The government may come close to hitting this year’s reduced official growth forecast of 1.75 per cent, despite zero growth in the second quarter. Economists say there were signs of improved performance in the third quarter. Latest European Commission forecasts predict 1.6 per cent annual growth for 2011.
But the outlook for 2012 is gloomy. The government has twice adjusted its forecast down to 1 per cent since early August, when it was still predicting 2.25 per cent growth next year. Yet the European Commission’s latest forecast is for just 0.6 per cent. Some private sector economists are predicting recession.
A senior non-political official said circumstances demanded that the government sticks to its fiscal targets. “The need to remain credible is absolutely key because if you lose credibility the market punishes you,” he said.
Critical to the outcome will be whether consumers and business respond to the crisis atmosphere by reining in spending and investment. “It is hard to have a definite view of 2012 because there is so much volatility,” the official said. “But it is easier to regain confidence if you have done whatever is necessary to consolidate the public finances.”
Mr Sarkozy and his ministers are now stressing that France must grasp the issue of structural reform – as the president puts it, to “spend less and work more”. They are targeting France’s huge public spending bill – which at more than 56 per cent of GDP is one of the highest in Europe. But most of the spending cuts in the latest savings package were “backloaded” to later years.

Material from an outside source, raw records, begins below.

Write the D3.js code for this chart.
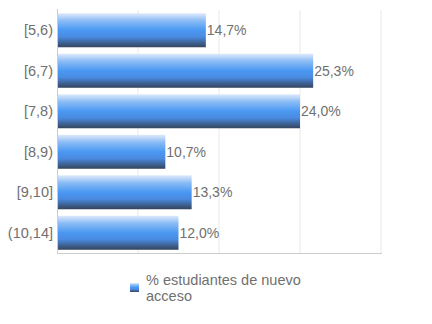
<!DOCTYPE html>
<html>
<head>
<meta charset="utf-8">
<script src="https://cdn.jsdelivr.net/npm/d3@7"></script>
<style>
body { margin: 0; background: #fff; }
text { font-family: "Liberation Sans", Arial, sans-serif; }
</style>
</head>
<body>
<svg id="chart" width="432" height="324"></svg>
<script>
'use strict';

var categories = ["[5,6)", "[6,7)", "[7,8)", "[8,9)", "[9,10]", "(10,14]"];
var values = [14.7, 25.3, 24.0, 10.7, 13.3, 12.0];
var xTicks = [0, 8, 16, 24, 32];
var seriesName = ["% estudiantes de nuevo", "acceso"];

var LEFT = 57, RIGHT = 381, TOP = 10, BOTTOM = 253;
var TEXT_COLOR = "#707070";

var svg = d3.select("#chart");

var defs = svg.append("defs");
var grad = defs.append("linearGradient")
  .attr("id", "barGrad")
  .attr("x1", 0).attr("y1", 0).attr("x2", 0).attr("y2", 1);
grad.append("stop").attr("offset", "0%").attr("stop-color", "#dfeafc");
grad.append("stop").attr("offset", "22%").attr("stop-color", "#8bbcf5");
grad.append("stop").attr("offset", "50%").attr("stop-color", "#4a98f2");
grad.append("stop").attr("offset", "70%").attr("stop-color", "#4a8ae0");
grad.append("stop").attr("offset", "88%").attr("stop-color", "#3d5f8e");
grad.append("stop").attr("offset", "100%").attr("stop-color", "#35455e");

var x = d3.scaleLinear().domain([0, 32]).range([LEFT, RIGHT]);
var y = d3.scaleBand().domain(categories).range([TOP, BOTTOM]).paddingInner(0.16).paddingOuter(0.08);

// gridlines
svg.append("g")
  .selectAll("line")
  .data(xTicks.slice(1))
  .enter().append("line")
  .attr("x1", function(d){ return x(d); })
  .attr("x2", function(d){ return x(d); })
  .attr("y1", TOP).attr("y2", BOTTOM)
  .attr("stroke", "#e8e8e8").attr("stroke-width", 1);

// bars
svg.append("g")
  .selectAll("rect")
  .data(values)
  .enter().append("rect")
  .attr("x", x(0))
  .attr("y", function(d, i){ return y(categories[i]); })
  .attr("width", function(d){ return x(d) - x(0); })
  .attr("height", y.bandwidth())
  .attr("fill", "url(#barGrad)");

// value labels
svg.append("g")
  .selectAll("text")
  .data(values)
  .enter().append("text")
  .attr("x", function(d){ return x(d) + 1; })
  .attr("y", function(d, i){ return y(categories[i]) + y.bandwidth() / 2; })
  .attr("dy", "0.35em")
  .attr("font-size", 14)
  .attr("fill", TEXT_COLOR)
  .text(function(d){ return d.toFixed(1).replace(".", ",") + "%"; });

// category labels
svg.append("g")
  .selectAll("text")
  .data(categories)
  .enter().append("text")
  .attr("x", LEFT - 4)
  .attr("y", function(d){ return y(d) + y.bandwidth() / 2; })
  .attr("dy", "0.35em")
  .attr("text-anchor", "end")
  .attr("font-size", 14.5)
  .attr("fill", TEXT_COLOR)
  .text(function(d){ return d; });

// axes lines
svg.append("line")
  .attr("x1", LEFT + 0.5).attr("x2", LEFT + 0.5)
  .attr("y1", TOP - 1).attr("y2", BOTTOM)
  .attr("stroke", "#ccc");
svg.append("line")
  .attr("x1", LEFT).attr("x2", RIGHT + 1)
  .attr("y1", BOTTOM + 0.5).attr("y2", BOTTOM + 0.5)
  .attr("stroke", "#ccc");

// legend
svg.append("rect")
  .attr("x", 130).attr("y", 283)
  .attr("width", 9).attr("height", 9)
  .attr("fill", "url(#barGrad)");
svg.append("text")
  .attr("x", 146).attr("y", 285)
  .attr("font-size", 14.5)
  .attr("fill", TEXT_COLOR)
  .selectAll("tspan")
  .data(seriesName)
  .enter().append("tspan")
  .attr("x", 146)
  .attr("dy", function(d, i){ return i === 0 ? 0 : 16; })
  .text(function(d){ return d; });
</script>
</body>
</html>
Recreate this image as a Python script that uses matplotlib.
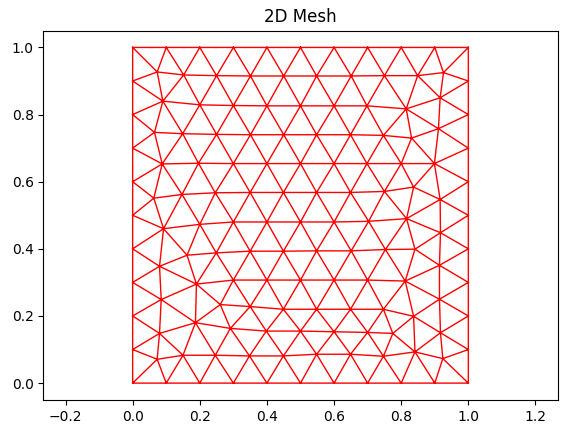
import numpy as np
import matplotlib.pyplot as plt
import matplotlib.tri as mtri

# boundary nodes of the unit square (spacing 0.1)
edge = [round(0.1 * i, 1) for i in range(11)]

# interior nodes (top to bottom)
row_x = [
    [0.073, 0.152, 0.25, 0.351, 0.45, 0.548, 0.651, 0.75, 0.849, 0.926],
    [0.09, 0.2, 0.3, 0.4, 0.5, 0.6, 0.698, 0.815, 0.916],
    [0.065, 0.149, 0.25, 0.351, 0.45, 0.548, 0.649, 0.747, 0.831, 0.911],
    [0.088, 0.196, 0.3, 0.4, 0.5, 0.6, 0.698, 0.8, 0.899],
    [0.063, 0.147, 0.246, 0.35, 0.449, 0.548, 0.649, 0.75, 0.837, 0.916],
    [0.092, 0.2, 0.3, 0.4, 0.5, 0.6, 0.703, 0.816, 0.917],
    [0.08, 0.162, 0.249, 0.35, 0.449, 0.548, 0.651, 0.753, 0.841, 0.914],
    [0.085, 0.19, 0.3, 0.4, 0.5, 0.6, 0.7, 0.812, 0.914],
    [0.187, 0.261, 0.35, 0.449, 0.548, 0.649, 0.747, 0.837],
    [0.08, 0.291, 0.398, 0.5, 0.6, 0.7, 0.775, 0.917],
    [0.073, 0.15, 0.246, 0.348, 0.449, 0.548, 0.649, 0.747, 0.841, 0.924],
]
row_y = [
    [0.927, 0.918, 0.916, 0.915, 0.915, 0.915, 0.915, 0.916, 0.916, 0.925],
    [0.84, 0.829, 0.827, 0.826, 0.826, 0.826, 0.826, 0.817, 0.85],
    [0.747, 0.743, 0.741, 0.74, 0.74, 0.74, 0.74, 0.738, 0.73, 0.758],
    [0.653, 0.655, 0.654, 0.654, 0.654, 0.654, 0.654, 0.654, 0.654],
    [0.551, 0.562, 0.567, 0.568, 0.568, 0.568, 0.568, 0.571, 0.584, 0.547],
    [0.46, 0.473, 0.48, 0.48, 0.48, 0.48, 0.482, 0.49, 0.448],
    [0.348, 0.381, 0.388, 0.393, 0.393, 0.394, 0.394, 0.398, 0.399, 0.351],
    [0.249, 0.295, 0.307, 0.307, 0.307, 0.307, 0.307, 0.304, 0.25],
    [0.18, 0.234, 0.228, 0.22, 0.22, 0.22, 0.22, 0.199],
    [0.148, 0.163, 0.155, 0.155, 0.153, 0.151, 0.148, 0.15],
    [0.071, 0.083, 0.083, 0.081, 0.081, 0.086, 0.086, 0.08, 0.093, 0.073],
]

xs, ys = [], []
for v in edge:
    xs += [v, v, 0.0, 1.0]
    ys += [0.0, 1.0, v, v]
for rx, ry in zip(row_x, row_y):
    xs += rx
    ys += ry
pts = np.unique(np.round(np.column_stack([xs, ys]), 4), axis=0)

tri = mtri.Triangulation(pts[:, 0], pts[:, 1])

fig = plt.figure(figsize=(5.79, 4.38), dpi=100)
ax = fig.add_axes([0.075, 0.087, 0.888, 0.843])
ax.triplot(tri, color='red', lw=1)
ax.set_title('2D Mesh')
ax.axis('equal')
ax.set_xticks([-0.2, 0.0, 0.2, 0.4, 0.6, 0.8, 1.0, 1.2])
ax.set_yticks([0.0, 0.2, 0.4, 0.6, 0.8, 1.0])
fig.savefig('out.png')
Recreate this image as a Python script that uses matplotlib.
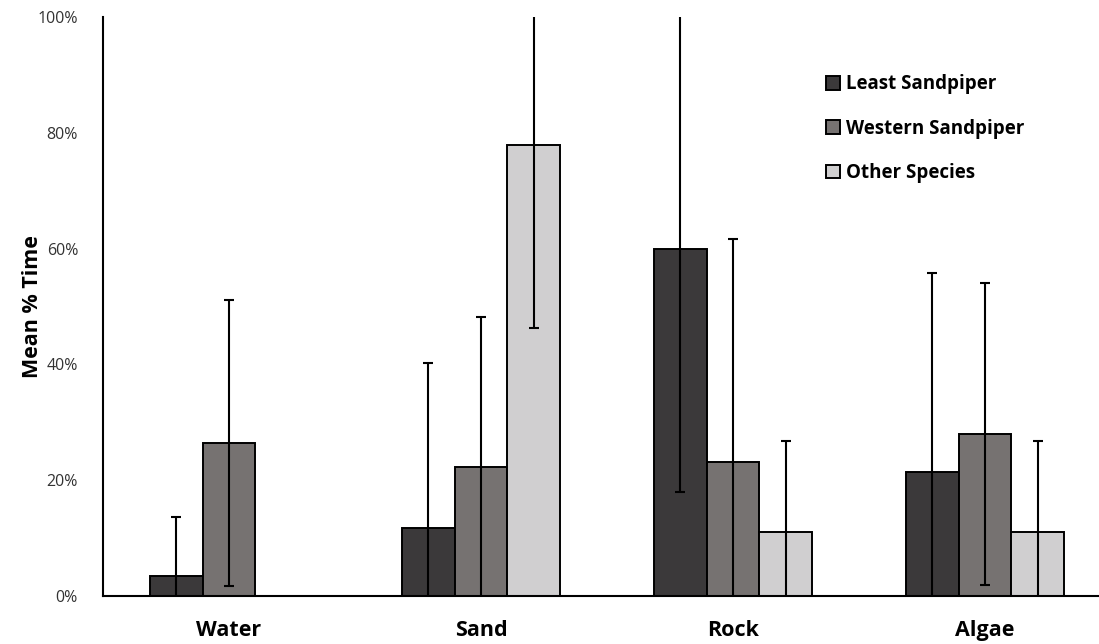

“The lack of front-loading is not exactly what you would want but in an election year it is understandable,” says Laurence Boone, senior economist at Bank of America Merrill Lynch.
She is predicting the economy will shrink next year by 0.6 per cent as consumption and investment are hit by the prevailing uncertainty. In the meantime, the government will be constantly looking over its shoulder at the rating agencies.
“There is bound to be another budget revision after the election. Can France afford to wait six months? Possibly, but it is going to be an uncertain period,” says Ms Boone.